When I think of becoming a teacher I would like to imagine or hope that I would be “turning the key” for a student of mine to become something great. I have been soul searching for many years now to have a better understanding of what I am suppose to do in my life. I have worked in so many jobs in so many areas but nothing was fulfilling my life with any amount of meaning. I found myself not wanting to go back the next day or wishing I were somewhere else. Well I guess everyone does that is what I would tell myself.
Until a couple years ago when I was working and living in Las Vegas. It was there that I finally realized what I had been searching for in my life. I was spending a lot of time with a co-worker who had children in the school system. I vividly remember hearing her children say “the teacher’s don’t care.” This was shocking for a child who was in the fourth grade to be saying to me. I guess because I had a great experience in school with wonderful caring teachers. My memories of school are a little blurred with age but I do remember looking up to them as role models. Especially, my eighth grade English teacher who was the first person who ever told me that I was a beautiful writer. She encouraged me to continue to learn as much as I could about becoming a good writer. I still see her from time to time and she asks if I am still writing. I always say yes, but the last time I saw her, I got the chance to tell her that I am also in school to be a teacher. She is very happy for me.
Therefore, my school experience being so positive I had not thought what it would be like if teachers did not care. However, the most important thing is --that I remember saying to the fourth grader “if I was your teacher I would care about you”. In addition, she said, “I wish you were my teacher”. At that moment you could say it was like the clouds parted and the sky opened. I realized at that very moment that I was put here on earth to be a teacher.
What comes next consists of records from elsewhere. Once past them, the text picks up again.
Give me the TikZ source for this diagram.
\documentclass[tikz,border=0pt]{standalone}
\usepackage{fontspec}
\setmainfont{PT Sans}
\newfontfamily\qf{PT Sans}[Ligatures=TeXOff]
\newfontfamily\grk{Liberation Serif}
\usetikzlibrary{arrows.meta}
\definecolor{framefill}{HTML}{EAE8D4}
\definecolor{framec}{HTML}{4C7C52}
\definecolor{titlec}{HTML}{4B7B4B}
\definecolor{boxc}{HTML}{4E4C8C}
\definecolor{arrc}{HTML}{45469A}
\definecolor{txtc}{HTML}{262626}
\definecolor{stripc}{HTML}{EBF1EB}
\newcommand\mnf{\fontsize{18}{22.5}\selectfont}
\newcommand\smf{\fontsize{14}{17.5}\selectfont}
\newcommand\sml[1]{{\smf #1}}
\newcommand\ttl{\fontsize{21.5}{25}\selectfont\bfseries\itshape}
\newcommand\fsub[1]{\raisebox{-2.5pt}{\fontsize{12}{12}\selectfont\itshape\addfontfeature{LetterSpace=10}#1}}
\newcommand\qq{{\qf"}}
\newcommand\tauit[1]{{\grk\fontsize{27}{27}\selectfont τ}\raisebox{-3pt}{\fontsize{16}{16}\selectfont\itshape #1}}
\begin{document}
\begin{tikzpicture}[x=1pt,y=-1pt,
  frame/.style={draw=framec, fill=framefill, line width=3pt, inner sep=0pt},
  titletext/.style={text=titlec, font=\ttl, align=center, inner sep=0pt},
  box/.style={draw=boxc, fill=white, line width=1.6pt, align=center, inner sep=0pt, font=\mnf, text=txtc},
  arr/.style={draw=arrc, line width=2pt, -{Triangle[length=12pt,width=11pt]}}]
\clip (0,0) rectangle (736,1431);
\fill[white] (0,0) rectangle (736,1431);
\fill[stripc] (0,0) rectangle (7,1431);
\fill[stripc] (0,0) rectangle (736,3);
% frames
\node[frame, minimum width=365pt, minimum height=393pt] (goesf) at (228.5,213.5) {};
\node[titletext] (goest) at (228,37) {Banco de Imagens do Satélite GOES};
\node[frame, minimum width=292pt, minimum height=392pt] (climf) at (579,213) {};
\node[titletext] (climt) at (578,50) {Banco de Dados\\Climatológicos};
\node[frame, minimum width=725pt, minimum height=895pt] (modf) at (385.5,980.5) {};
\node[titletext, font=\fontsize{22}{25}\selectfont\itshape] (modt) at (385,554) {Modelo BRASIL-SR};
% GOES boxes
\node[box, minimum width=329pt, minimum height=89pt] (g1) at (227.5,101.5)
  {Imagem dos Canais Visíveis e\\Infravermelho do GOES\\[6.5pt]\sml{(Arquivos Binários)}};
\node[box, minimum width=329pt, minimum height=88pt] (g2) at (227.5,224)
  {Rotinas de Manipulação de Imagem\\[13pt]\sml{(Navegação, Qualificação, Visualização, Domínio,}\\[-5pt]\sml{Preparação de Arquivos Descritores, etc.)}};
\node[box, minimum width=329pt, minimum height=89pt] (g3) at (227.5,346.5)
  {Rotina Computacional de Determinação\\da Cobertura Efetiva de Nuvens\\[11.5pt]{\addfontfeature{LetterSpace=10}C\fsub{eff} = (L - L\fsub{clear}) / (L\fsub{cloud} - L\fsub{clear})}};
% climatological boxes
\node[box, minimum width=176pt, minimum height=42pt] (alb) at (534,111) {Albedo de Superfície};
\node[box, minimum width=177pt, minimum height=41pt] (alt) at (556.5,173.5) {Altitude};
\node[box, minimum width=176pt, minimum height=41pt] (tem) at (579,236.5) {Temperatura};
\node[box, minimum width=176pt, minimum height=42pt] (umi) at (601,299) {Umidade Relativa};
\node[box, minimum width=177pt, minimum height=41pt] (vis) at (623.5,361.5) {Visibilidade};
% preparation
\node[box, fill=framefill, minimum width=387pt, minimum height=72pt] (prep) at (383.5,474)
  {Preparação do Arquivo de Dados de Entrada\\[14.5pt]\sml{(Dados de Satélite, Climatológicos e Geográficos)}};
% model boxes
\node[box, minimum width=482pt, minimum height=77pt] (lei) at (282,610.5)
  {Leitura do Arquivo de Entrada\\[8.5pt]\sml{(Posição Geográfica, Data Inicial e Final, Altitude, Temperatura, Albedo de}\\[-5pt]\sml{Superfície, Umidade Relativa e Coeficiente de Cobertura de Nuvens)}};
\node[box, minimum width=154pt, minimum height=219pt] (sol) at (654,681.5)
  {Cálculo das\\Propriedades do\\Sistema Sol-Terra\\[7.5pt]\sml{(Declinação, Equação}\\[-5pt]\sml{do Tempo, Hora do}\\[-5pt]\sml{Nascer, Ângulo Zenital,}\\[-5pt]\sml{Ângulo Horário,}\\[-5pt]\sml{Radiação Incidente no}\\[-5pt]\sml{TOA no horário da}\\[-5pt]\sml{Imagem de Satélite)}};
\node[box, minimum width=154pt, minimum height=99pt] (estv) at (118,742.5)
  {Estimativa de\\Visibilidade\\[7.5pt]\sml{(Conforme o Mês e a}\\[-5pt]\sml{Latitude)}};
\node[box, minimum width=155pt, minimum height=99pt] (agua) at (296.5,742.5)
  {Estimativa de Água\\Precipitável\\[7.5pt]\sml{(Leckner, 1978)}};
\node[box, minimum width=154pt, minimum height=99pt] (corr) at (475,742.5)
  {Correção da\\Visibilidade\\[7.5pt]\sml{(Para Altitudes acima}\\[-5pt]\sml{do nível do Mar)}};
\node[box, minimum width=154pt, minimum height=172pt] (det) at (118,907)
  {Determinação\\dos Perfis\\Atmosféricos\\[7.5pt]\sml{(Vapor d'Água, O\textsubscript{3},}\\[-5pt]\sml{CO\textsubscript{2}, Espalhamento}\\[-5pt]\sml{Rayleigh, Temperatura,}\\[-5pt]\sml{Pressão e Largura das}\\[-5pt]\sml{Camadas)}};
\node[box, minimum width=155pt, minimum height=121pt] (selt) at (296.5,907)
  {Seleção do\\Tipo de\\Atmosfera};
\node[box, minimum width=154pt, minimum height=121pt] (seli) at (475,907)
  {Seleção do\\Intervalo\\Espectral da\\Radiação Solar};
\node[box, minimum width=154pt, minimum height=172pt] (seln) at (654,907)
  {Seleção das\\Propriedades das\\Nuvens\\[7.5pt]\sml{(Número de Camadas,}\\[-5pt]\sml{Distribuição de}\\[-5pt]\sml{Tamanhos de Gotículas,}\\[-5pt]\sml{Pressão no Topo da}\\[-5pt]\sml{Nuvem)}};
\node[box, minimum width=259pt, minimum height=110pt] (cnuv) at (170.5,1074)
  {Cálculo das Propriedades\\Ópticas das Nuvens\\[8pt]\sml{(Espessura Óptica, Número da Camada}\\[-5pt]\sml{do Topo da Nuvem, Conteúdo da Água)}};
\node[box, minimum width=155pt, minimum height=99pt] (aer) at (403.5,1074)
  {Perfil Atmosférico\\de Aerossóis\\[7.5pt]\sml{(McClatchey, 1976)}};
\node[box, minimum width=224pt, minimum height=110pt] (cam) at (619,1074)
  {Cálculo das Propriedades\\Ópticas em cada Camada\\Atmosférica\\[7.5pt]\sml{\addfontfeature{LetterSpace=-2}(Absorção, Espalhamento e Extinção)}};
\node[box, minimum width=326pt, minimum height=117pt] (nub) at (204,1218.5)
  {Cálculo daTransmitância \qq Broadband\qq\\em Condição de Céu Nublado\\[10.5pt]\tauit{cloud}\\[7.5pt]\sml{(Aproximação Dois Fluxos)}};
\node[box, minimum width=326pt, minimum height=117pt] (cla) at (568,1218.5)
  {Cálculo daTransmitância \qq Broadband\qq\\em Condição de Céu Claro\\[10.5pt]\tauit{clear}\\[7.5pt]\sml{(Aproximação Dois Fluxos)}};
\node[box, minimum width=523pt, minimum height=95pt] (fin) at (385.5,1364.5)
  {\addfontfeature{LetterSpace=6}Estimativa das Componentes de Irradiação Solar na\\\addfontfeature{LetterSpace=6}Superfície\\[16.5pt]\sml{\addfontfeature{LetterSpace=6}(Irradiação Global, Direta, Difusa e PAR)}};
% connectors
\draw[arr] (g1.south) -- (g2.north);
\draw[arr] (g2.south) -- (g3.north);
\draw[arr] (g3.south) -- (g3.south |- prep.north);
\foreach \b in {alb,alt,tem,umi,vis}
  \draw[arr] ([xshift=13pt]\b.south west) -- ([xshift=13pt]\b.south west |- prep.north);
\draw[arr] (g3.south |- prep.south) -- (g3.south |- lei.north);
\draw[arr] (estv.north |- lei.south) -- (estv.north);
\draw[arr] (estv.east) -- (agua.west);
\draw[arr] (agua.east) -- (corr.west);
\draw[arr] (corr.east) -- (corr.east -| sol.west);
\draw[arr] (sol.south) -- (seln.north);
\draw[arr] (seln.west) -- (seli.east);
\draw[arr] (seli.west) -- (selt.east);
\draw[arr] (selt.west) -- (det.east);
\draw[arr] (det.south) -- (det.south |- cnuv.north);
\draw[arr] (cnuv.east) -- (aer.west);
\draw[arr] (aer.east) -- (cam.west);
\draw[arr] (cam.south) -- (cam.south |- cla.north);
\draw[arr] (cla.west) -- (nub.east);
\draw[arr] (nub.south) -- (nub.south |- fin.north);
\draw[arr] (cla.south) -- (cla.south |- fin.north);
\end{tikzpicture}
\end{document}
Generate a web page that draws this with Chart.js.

A teacher that cares about the random thoughts and dreams each child has throughout each day is what I want to be. Therefore, I decided to go back to school to continue my education. However, this time it would be different. I now knew what I wanted to be—a teacher. I laugh at myself for not realizing this sooner, I mean I had been teaching almost all my life. I had taught swimming lessons, coached high school volleyball, and was a camp counselor for years. I just was afraid to admit that I liked teaching, like I was afraid people would not take me serious enough. I guess when people do a variety of things with their life like I have, people start to think of them as not following through with things or not being dedicated. Nevertheless, I look at it like I was very dedicated; I was dedicated in my journey to discover myself. Why does anyone think that children at the young age of eighteen needs to decide what he or she wants to be for the rest of their life will never make any sense to me? It took me a little longer to figure things out.
Furthermore, my goals as a teacher are immense. I have so many ideas and creative ways to help children in school today. I have probably ten ideas a day of “what I would do in my classroom”. I just file them away waiting for the day I will get to put them to the test. But overall my goal for my teaching career is to; never limit my students potential, to support every idea they may have, but most of all to make sure they all know that beyond anything else, I care about each and every one of them.